Tip: View the Bremen and Bremerhaven planning map in full screen and create a copy for yourself. Make tweaks for your own trip and in Google Maps, you’ll be able to view it by going into the menu, selecting “My Places” and the “Maps” tab.
Day 1 – Bremen and Beck’s
When you arrive in Bremen, get settled into your hotel or drop off your bags. Once you’re all set, it’s time to explore!
TIP: A must-have when you get to Bremen is the ErlebnisCARD which gives you unlimited access to the city’s public transportation for 1-3 days and also discounts to city attractions, tours, and shows. This is super convenient because when I had it, I could just hop on a tram once I got to the main station and use it freely without having to figure out the logistics of buying a ticket. It starts at 9.90 EUR for one adult. It’s the ErlebnisCARD discounts that make this pass really worthwhile with discounts up to 50% off.
The Market Square is the heart of the city and where the action starts. If you’ve arrived around noon time, this is perfect timing to have lunch at one of the most iconic restaurants in the city, Bremer Ratskeller, which is located right underneath the Town Hall. When you’re here, make sure to try the traditional dishes known as Labskaus or Bremer Knipp. They may not look like much but will surely intrigue your tastebuds.
One of the big reason why the Bremer Ratskeller is such an institution is because of its status as holding the largest collection of German wines in the world. The wine menu alone is 20+ pages. For over 600 years, its vaults have held exceptional and rare liquid gold in the form of wine. If you’re doing some forward planning, make sure to book a tour of its old cellars and take a peek inside the treasure vault of wines including a Rüdesheimer white wine that date back from 1653.

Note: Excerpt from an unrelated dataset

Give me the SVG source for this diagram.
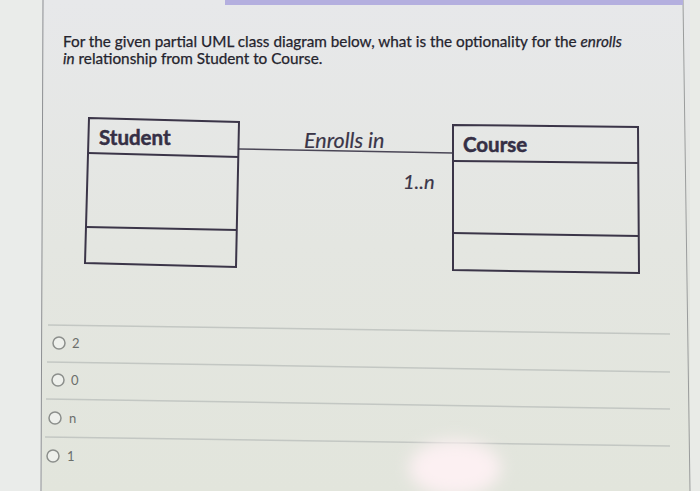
<svg xmlns="http://www.w3.org/2000/svg" width="700" height="491" viewBox="0 0 700 491">
  <defs>
    <linearGradient id="bg" x1="0" y1="0" x2="0" y2="1">
      <stop offset="0" stop-color="#e7e8ea"/>
      <stop offset="0.5" stop-color="#e4e6e1"/>
      <stop offset="1" stop-color="#e2e5dc"/>
    </linearGradient>
    <filter id="blur" x="-50%" y="-50%" width="200%" height="200%">
      <feGaussianBlur stdDeviation="8"/>
    </filter>
  </defs>
  <style>
    .q { font-family: Lato, "Liberation Sans", sans-serif; font-size: 15.3px; fill: #24232d; stroke: #24232d; stroke-width: 0.25; }
    .box { fill: none; stroke: #3b3548; stroke-width: 2; stroke-linejoin: miter; }
    .title { font-family: Lato, "Liberation Sans", sans-serif; font-size: 20.5px; font-weight: bold; fill: #352f45; stroke: #352f45; stroke-width: 0.5; }
    .lbl { font-family: Lato, "Liberation Sans", sans-serif; font-size: 20px; font-style: italic; fill: #3a3548; stroke: #3a3548; stroke-width: 0.2; }
    .big { font-size: 21.5px; }
    .conn { stroke: #4a4656; stroke-width: 1.5; fill: none; }
    .sep { stroke: #c3c7c3; stroke-width: 1.5; }
    .radio { fill: #eef0ec; stroke: #8c8f8c; stroke-width: 1.5; }
    .opt { font-family: Lato, "Liberation Sans", sans-serif; font-size: 13px; fill: #6b6e6b; }
  </style>
  <rect x="0" y="0" width="700" height="491" fill="url(#bg)"/>
  <rect x="0" y="0" width="42" height="491" fill="#eaecea"/>
  <rect x="690" y="0" width="10" height="491" fill="#e9ebe7"/>
  <line x1="43" y1="0" x2="41" y2="491" stroke="#8d8f92" stroke-width="1"/>
  <line x1="683" y1="0" x2="690" y2="491" stroke="#9a9c9c" stroke-width="1"/>
  <rect x="225" y="0" width="458" height="5" fill="#b4afdf"/>

  <text class="q" x="63" y="47">For the given partial UML class diagram below, what is the optionality for the <tspan font-style="italic">enrolls</tspan></text>
  <text class="q" x="63" y="64"><tspan font-style="italic">in</tspan> relationship from Student to Course.</text>

  <g id="connectors">
    <line class="conn" x1="239" y1="149" x2="453" y2="153"/>
    <text class="lbl big" x="304" y="148">Enrolls in</text>
    <text class="lbl" x="403" y="189">1..n</text>
  </g>

  <g id="student">
    <path class="box" d="M89,118 L239,122 L236,267 L85,263 Z"/>
    <line class="box" x1="88" y1="153" x2="239" y2="157"/>
    <line class="box" x1="86" y1="227" x2="237" y2="230"/>
    <text class="title" x="99" y="145">Student</text>
  </g>

  <g id="course">
    <path class="box" d="M453,125 L638,127 L639,273 L453,270 Z"/>
    <line class="box" x1="453" y1="161" x2="638" y2="163"/>
    <line class="box" x1="453" y1="233" x2="639" y2="236"/>
    <text class="title" x="463" y="152">Course</text>
  </g>

  <g id="options">
    <line class="sep" x1="48" y1="325" x2="670" y2="334"/>
    <line class="sep" x1="47" y1="362" x2="670" y2="372"/>
    <line class="sep" x1="46" y1="399" x2="670" y2="409"/>
    <line class="sep" x1="45" y1="437" x2="670" y2="446"/>
    <circle class="radio" cx="59" cy="343" r="6"/>
    <text class="opt" x="72" y="348">2</text>
    <circle class="radio" cx="58" cy="380" r="6"/>
    <text class="opt" x="71" y="385">0</text>
    <circle class="radio" cx="55" cy="418" r="6"/>
    <text class="opt" x="69" y="423">n</text>
    <circle class="radio" cx="53" cy="456" r="6"/>
    <text class="opt" x="67" y="461">1</text>
  </g>

  <ellipse cx="455" cy="468" rx="46" ry="28" fill="#fcf0f2" filter="url(#blur)"/>
</svg>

Round out your afternoon in Bremen by making the scenic walk along the Weser River towards the Beck’s Brewery. It’s impossible not to spot with its towering metallic storage tanks, silos, the siphoning of materials from river ships. The Beck’s Brewery Tour is easily one of the highlights for anyone that loves beer.
Over the course of 3 hours, get taken through the museum which catalogues the history of the brewery and machines they used to use. From there, visit the raw materials room and a perfectly preserved brew house that still have the original copper tanks. You’ll learn about the different silos and tanks you see from the ground as workers busy about. From here you’ll then get an opportunity to see a live bottling assembly line before finishing off at the guest pub to try out 4 types of beers.
To close out the day, try a Rollo from the restaurant that invented it, Tandour. This is essentially a kebap wrap but think of it as a cross between a burrito and gyro where the pita wrap is made fresh and crispy on the outside and depending on the type of Rollo you order, that’s all rolled in together like a burrito.
What you’ll see:
- Market Square
What you’ll do:
- Bremer Ratskeller Cellar tour (11.50 EUR per person, 1 hour, Friday at 4PM only, includes one glass of wine, save 1 EUR with the ErlebnisCARD) – Reservations required
- Beck’s Brewery Tour (13.90 EUR per person, 3 hours, Mon-Sept at 3PM, offered in English, save 10% with the ErlebnisCARD) – Reservations required
Where you’ll eat:
- Lunch – Bremer Ratskeller – A gourmet restaurant that serves local dishes and makes their vast collection of wines available.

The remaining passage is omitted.